Collected material:

====

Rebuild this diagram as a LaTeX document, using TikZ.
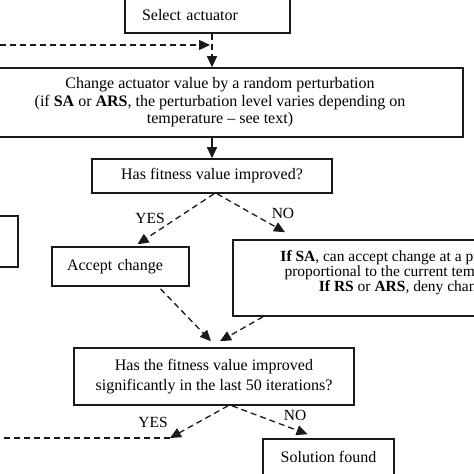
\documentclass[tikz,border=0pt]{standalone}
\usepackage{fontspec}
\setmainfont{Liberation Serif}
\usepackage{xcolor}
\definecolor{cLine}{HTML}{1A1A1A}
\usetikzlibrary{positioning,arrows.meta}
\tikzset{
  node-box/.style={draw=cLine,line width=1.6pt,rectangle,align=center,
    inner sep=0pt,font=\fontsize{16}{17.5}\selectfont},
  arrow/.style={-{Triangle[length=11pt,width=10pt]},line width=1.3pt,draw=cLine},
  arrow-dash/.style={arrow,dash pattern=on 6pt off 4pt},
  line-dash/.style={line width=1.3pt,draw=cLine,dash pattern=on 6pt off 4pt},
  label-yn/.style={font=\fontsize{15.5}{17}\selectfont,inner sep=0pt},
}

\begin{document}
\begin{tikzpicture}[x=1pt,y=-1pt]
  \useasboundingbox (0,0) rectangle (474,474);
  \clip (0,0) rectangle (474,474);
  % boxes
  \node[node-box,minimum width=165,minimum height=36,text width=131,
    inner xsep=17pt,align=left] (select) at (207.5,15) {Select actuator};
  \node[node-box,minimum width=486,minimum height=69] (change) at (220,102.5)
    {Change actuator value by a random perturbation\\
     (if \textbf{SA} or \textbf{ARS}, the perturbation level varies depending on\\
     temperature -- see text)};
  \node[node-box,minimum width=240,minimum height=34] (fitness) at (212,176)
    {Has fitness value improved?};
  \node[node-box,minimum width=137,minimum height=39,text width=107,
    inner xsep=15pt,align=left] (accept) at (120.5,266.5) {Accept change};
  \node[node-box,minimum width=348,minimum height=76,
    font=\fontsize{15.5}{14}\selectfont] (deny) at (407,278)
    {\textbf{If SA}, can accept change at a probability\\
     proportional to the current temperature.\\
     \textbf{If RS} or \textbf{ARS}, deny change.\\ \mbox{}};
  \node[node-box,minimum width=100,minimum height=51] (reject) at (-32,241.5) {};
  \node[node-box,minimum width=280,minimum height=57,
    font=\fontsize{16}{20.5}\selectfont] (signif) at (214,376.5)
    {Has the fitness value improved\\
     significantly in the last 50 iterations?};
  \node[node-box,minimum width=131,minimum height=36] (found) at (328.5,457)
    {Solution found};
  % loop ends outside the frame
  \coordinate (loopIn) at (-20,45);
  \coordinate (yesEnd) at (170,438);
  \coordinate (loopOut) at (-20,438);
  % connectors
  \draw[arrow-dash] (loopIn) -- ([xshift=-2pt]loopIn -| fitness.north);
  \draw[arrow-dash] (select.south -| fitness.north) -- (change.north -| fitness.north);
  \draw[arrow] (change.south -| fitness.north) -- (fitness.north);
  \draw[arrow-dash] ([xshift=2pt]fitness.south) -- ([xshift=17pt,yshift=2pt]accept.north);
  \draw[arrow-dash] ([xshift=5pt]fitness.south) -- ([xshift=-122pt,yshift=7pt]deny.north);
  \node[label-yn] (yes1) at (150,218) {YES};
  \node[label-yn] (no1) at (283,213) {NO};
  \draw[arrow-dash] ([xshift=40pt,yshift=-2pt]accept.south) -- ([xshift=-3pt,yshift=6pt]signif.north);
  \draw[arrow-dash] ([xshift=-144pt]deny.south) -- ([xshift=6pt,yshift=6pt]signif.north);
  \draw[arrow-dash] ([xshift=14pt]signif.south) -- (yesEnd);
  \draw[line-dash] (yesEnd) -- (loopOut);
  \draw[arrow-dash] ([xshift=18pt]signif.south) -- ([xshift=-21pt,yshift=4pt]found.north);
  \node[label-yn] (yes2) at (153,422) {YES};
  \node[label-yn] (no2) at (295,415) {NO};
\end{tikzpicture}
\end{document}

====

Given instruction: Would you return the data exactly as written, without the pictures?

Task response:
Rebuild this diagram as a LaTeX document, using TikZ.
\documentclass[tikz,border=0pt]{standalone}
\usepackage{fontspec}
\setmainfont{Liberation Serif}
\usepackage{xcolor}
\definecolor{cLine}{HTML}{1A1A1A}
\usetikzlibrary{positioning,arrows.meta}
\tikzset{
  node-box/.style={draw=cLine,line width=1.6pt,rectangle,align=center,
    inner sep=0pt,font=\fontsize{16}{17.5}\selectfont},
  arrow/.style={-{Triangle[length=11pt,width=10pt]},line width=1.3pt,draw=cLine},
  arrow-dash/.style={arrow,dash pattern=on 6pt off 4pt},
  line-dash/.style={line width=1.3pt,draw=cLine,dash pattern=on 6pt off 4pt},
  label-yn/.style={font=\fontsize{15.5}{17}\selectfont,inner sep=0pt},
}

\begin{document}
\begin{tikzpicture}[x=1pt,y=-1pt]
  \useasboundingbox (0,0) rectangle (474,474);
  \clip (0,0) rectangle (474,474);
  % boxes
  \node[node-box,minimum width=165,minimum height=36,text width=131,
    inner xsep=17pt,align=left] (select) at (207.5,15) {Select actuator};
  \node[node-box,minimum width=486,minimum height=69] (change) at (220,102.5)
    {Change actuator value by a random perturbation\\
     (if \textbf{SA} or \textbf{ARS}, the perturbation level varies depending on\\
     temperature -- see text)};
  \node[node-box,minimum width=240,minimum height=34] (fitness) at (212,176)
    {Has fitness value improved?};
  \node[node-box,minimum width=137,minimum height=39,text width=107,
    inner xsep=15pt,align=left] (accept) at (120.5,266.5) {Accept change};
  \node[node-box,minimum width=348,minimum height=76,
    font=\fontsize{15.5}{14}\selectfont] (deny) at (407,278)
    {\textbf{If SA}, can accept change at a probability\\
     proportional to the current temperature.\\
     \textbf{If RS} or \textbf{ARS}, deny change.\\ \mbox{}};
  \node[node-box,minimum width=100,minimum height=51] (reject) at (-32,241.5) {};
  \node[node-box,minimum width=280,minimum height=57,
    font=\fontsize{16}{20.5}\selectfont] (signif) at (214,376.5)
    {Has the fitness value improved\\
     significantly in the last 50 iterations?};
  \node[node-box,minimum width=131,minimum height=36] (found) at (328.5,457)
    {Solution found};
  % loop ends outside the frame
  \coordinate (loopIn) at (-20,45);
  \coordinate (yesEnd) at (170,438);
  \coordinate (loopOut) at (-20,438);
  % connectors
  \draw[arrow-dash] (loopIn) -- ([xshift=-2pt]loopIn -| fitness.north);
  \draw[arrow-dash] (select.south -| fitness.north) -- (change.north -| fitness.north);
  \draw[arrow] (change.south -| fitness.north) -- (fitness.north);
  \draw[arrow-dash] ([xshift=2pt]fitness.south) -- ([xshift=17pt,yshift=2pt]accept.north);
  \draw[arrow-dash] ([xshift=5pt]fitness.south) -- ([xshift=-122pt,yshift=7pt]deny.north);
  \node[label-yn] (yes1) at (150,218) {YES};
  \node[label-yn] (no1) at (283,213) {NO};
  \draw[arrow-dash] ([xshift=40pt,yshift=-2pt]accept.south) -- ([xshift=-3pt,yshift=6pt]signif.north);
  \draw[arrow-dash] ([xshift=-144pt]deny.south) -- ([xshift=6pt,yshift=6pt]signif.north);
  \draw[arrow-dash] ([xshift=14pt]signif.south) -- (yesEnd);
  \draw[line-dash] (yesEnd) -- (loopOut);
  \draw[arrow-dash] ([xshift=18pt]signif.south) -- ([xshift=-21pt,yshift=4pt]found.north);
  \node[label-yn] (yes2) at (153,422) {YES};
  \node[label-yn] (no2) at (295,415) {NO};
\end{tikzpicture}
\end{document}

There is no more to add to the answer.